▶ WHAT TO PRODUCE: Write the lines out again, from the top of the material to the line containing "import matplotlib.pyplot as plt", pictures excluded.

▶ SOURCE MATERIAL:
··········

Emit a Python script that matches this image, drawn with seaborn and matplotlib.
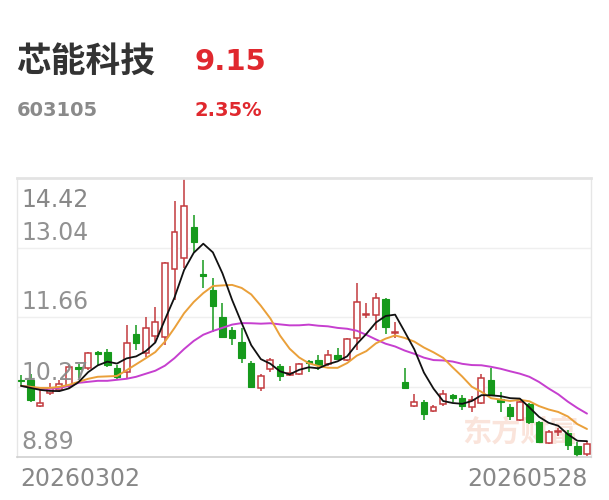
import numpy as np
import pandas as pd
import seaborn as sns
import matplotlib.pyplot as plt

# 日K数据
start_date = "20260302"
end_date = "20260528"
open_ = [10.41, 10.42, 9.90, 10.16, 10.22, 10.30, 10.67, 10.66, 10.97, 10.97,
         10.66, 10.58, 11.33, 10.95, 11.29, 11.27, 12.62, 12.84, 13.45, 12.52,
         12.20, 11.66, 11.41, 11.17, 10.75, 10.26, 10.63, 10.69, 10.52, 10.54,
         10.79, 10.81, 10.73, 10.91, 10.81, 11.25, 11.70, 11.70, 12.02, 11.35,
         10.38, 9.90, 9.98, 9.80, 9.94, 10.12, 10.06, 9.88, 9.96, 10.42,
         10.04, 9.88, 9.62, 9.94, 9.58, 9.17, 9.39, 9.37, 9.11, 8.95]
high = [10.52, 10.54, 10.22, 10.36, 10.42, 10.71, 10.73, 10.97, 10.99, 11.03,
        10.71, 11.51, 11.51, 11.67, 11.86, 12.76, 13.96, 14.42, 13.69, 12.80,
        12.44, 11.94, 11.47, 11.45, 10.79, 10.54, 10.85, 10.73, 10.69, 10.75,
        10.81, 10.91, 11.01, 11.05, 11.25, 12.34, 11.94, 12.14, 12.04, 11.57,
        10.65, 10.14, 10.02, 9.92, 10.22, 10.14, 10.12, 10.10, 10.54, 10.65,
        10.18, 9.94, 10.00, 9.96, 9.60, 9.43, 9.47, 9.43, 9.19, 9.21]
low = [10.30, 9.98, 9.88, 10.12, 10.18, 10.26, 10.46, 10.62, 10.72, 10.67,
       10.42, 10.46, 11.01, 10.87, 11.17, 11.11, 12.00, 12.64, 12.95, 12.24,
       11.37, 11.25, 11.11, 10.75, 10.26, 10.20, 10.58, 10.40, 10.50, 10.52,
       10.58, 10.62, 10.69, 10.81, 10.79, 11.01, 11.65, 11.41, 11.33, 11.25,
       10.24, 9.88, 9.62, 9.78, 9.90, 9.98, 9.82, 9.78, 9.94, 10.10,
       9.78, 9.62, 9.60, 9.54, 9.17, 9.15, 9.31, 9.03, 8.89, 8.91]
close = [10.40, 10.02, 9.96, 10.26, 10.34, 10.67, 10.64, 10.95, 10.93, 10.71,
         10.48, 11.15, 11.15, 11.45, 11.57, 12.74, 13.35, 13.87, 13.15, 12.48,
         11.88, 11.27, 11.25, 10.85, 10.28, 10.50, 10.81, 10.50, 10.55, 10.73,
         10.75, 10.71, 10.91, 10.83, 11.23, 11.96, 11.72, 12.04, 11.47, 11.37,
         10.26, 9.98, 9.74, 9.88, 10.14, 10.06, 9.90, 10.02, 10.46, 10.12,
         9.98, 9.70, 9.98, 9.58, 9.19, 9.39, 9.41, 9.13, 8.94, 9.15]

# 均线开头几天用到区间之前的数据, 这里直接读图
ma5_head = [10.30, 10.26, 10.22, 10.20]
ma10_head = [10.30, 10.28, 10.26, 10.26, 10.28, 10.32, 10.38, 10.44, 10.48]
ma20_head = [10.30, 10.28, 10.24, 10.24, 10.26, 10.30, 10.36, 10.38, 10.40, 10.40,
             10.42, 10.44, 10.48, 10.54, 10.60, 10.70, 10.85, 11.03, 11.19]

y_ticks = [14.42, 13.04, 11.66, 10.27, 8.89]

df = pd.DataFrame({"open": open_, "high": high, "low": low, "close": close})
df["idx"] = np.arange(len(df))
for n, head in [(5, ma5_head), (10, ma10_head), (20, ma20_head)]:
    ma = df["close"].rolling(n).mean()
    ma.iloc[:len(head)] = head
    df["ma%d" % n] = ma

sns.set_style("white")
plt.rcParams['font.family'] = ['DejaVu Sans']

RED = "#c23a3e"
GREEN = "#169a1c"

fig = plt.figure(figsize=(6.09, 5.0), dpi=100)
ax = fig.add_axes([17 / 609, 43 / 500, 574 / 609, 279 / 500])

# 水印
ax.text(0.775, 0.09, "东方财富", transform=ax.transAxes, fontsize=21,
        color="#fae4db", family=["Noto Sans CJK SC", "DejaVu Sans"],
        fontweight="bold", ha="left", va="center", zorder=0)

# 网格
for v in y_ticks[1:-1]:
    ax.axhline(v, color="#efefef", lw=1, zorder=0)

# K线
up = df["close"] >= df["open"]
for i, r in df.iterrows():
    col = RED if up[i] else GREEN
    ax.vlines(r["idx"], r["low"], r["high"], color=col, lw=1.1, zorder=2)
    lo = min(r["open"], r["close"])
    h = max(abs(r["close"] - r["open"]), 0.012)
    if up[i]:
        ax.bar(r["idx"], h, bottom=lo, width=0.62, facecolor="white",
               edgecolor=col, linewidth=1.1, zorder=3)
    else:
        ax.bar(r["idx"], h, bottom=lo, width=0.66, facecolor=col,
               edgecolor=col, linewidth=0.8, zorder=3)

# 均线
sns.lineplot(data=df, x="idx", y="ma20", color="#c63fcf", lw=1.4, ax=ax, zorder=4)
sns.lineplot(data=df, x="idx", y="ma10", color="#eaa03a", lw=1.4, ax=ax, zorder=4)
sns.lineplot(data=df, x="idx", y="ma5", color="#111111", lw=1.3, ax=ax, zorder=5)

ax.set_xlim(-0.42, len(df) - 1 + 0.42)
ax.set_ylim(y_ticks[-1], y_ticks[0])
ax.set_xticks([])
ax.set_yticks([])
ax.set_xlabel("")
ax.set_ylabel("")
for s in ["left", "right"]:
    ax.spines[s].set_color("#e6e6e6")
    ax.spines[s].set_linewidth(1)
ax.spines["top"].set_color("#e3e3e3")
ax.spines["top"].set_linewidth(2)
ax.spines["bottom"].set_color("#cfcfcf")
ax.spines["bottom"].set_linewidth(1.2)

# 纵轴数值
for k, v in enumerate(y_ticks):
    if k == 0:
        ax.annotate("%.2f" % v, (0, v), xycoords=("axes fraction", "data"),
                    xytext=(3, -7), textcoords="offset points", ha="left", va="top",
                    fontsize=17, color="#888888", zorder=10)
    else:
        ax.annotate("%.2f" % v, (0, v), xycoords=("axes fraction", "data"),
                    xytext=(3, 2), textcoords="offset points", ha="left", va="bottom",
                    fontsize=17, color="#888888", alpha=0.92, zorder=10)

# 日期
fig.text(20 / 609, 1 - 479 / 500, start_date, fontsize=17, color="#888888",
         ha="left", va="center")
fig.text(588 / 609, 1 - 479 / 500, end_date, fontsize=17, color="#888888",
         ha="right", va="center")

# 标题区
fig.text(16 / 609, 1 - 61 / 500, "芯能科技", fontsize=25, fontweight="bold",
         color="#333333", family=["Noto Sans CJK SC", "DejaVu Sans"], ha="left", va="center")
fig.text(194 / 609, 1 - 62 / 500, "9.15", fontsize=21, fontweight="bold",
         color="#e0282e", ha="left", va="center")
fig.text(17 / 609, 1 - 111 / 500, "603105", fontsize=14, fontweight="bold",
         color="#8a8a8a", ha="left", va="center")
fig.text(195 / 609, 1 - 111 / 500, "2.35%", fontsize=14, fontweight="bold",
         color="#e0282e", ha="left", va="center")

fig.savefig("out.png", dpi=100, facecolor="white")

··········

▶ WRITTEN ANSWER:
Emit a Python script that matches this image, drawn with seaborn and matplotlib.
import numpy as np
import pandas as pd
import seaborn as sns
import matplotlib.pyplot as plt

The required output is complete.